This story is part of our 'Unforgettable hotel nights' series, featuring tales from luxury hotel guests which were sent in for our recent travel writing competition.
Udaipur, India. As Diwali, the holy festival of lights, raged on in the city below, I found myself fiddling with the remote of an ancient TV-set in my hotel room. What am I doing? I silently chastised myself. The world was convening on this small town to ignite fireworks, share sweets, and worship Gods, yet here I was holing up like a hermit inside my room. I could see the dancing, the flash of colourful saris, and the jingle-jangle of bangles from my window and longed to participate. Enough! I stepped into the glorious plunge of the unknown.
Following the joyful voices and rich scents of saffron and cardamom, I climbed the elaborate staircase with Shiva carvings to the hotel’s gabled roof.
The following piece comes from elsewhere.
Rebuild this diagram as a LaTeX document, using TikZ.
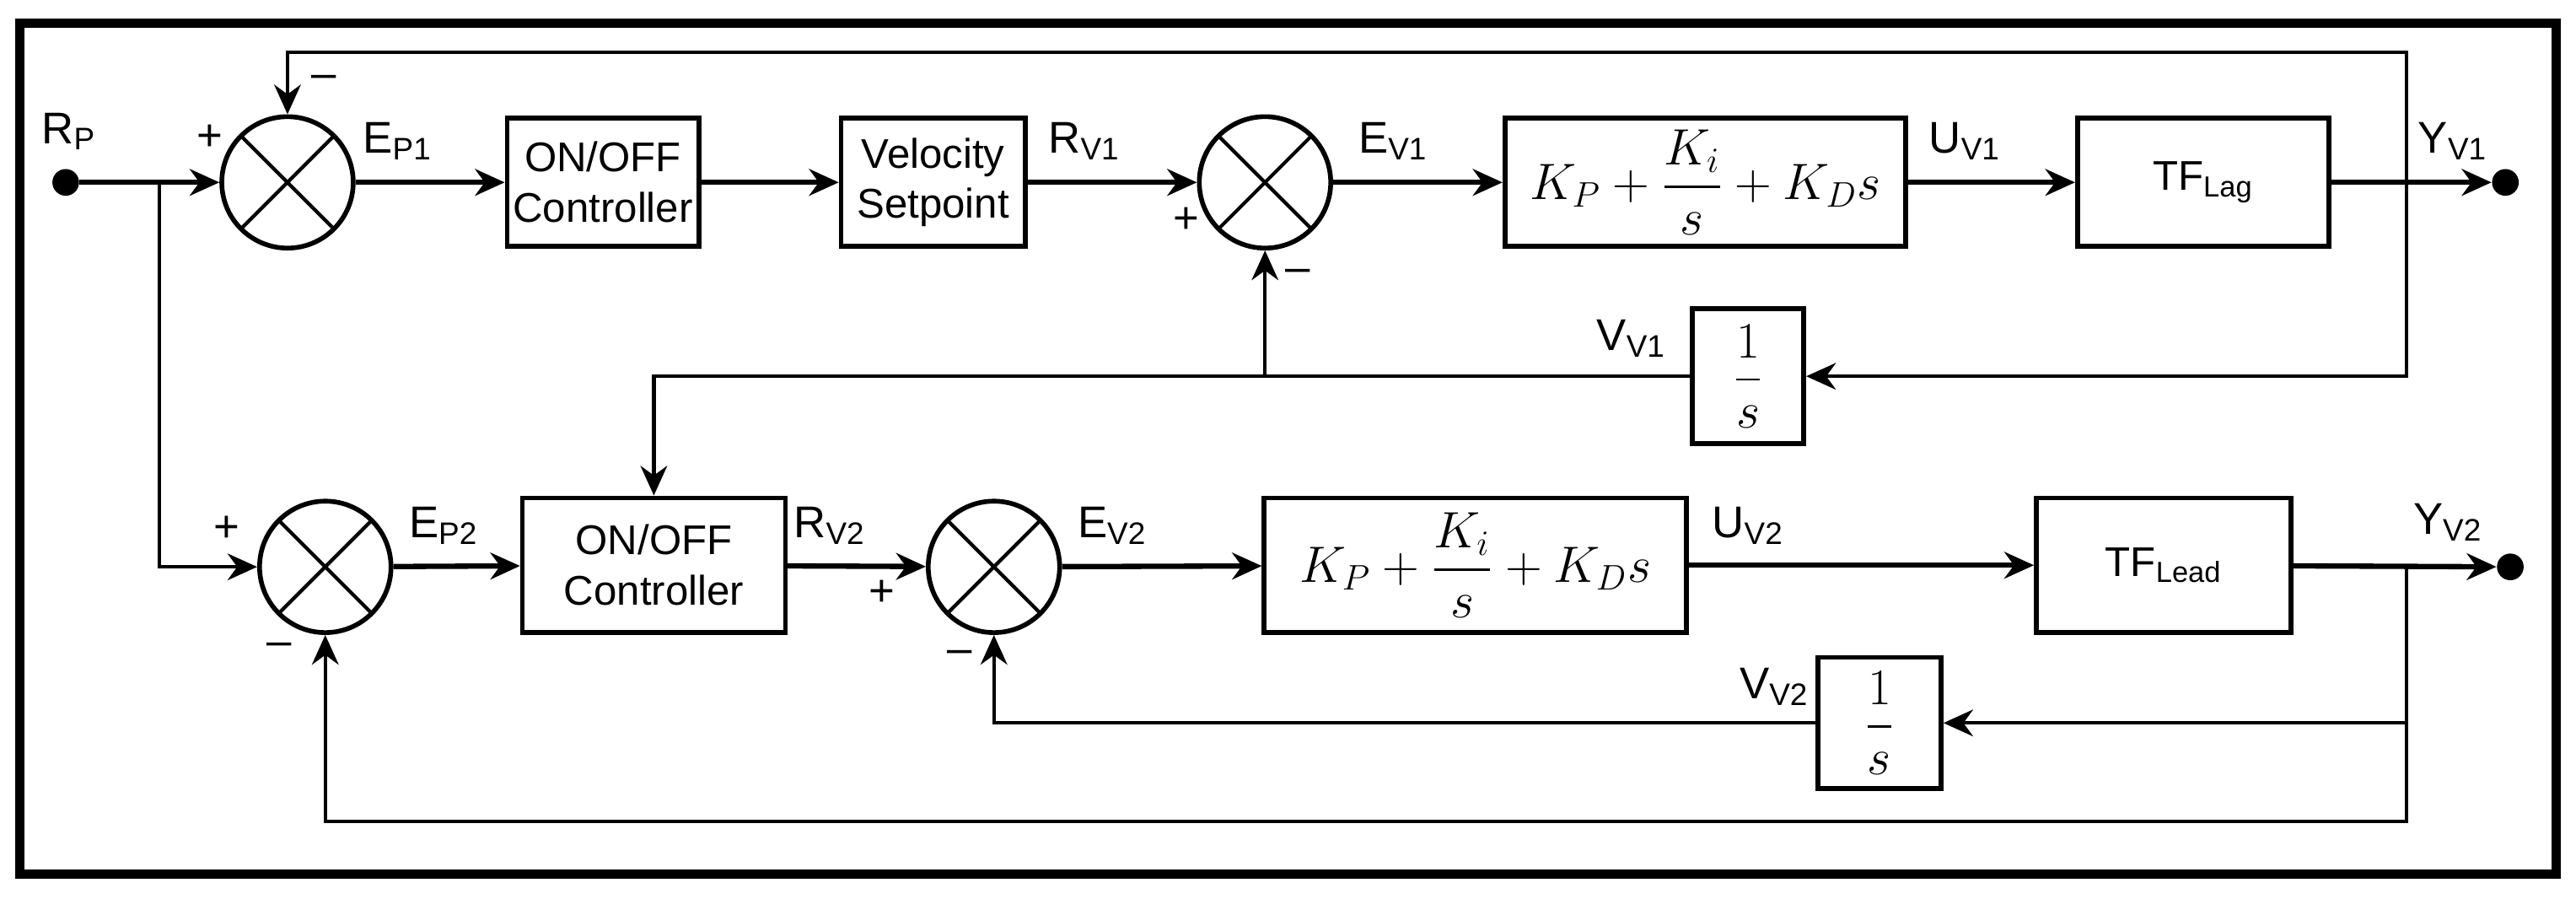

The air was balmy, dense with scents of sandalwood and gardenias. A soft music greeted me but the place was full. Through the bustle I made eye contact with Adhiraj, my tour guide. “Christine! Come!” he beckoned to me, making room for me round the dining table assembled under the cornucopia of stars and velvet-black sky.
The table simmered with rich dishes. Malai Kofta Dilbahar (potato balls stuffed with nuts and spices), Palak Paneer (cottage cheese squares in spinach sauce), Aloo Ghobi (potatoes and cauliflower curried together), Chana Masala (chick peas in spicey sauce). Tangy cucumber salads, heaps of Masala Chai pots to be drunk, coconut Parathas, sugared Naan, and hot rice. My stomach became a cauldron of delicious ingredients, brewing me back to life.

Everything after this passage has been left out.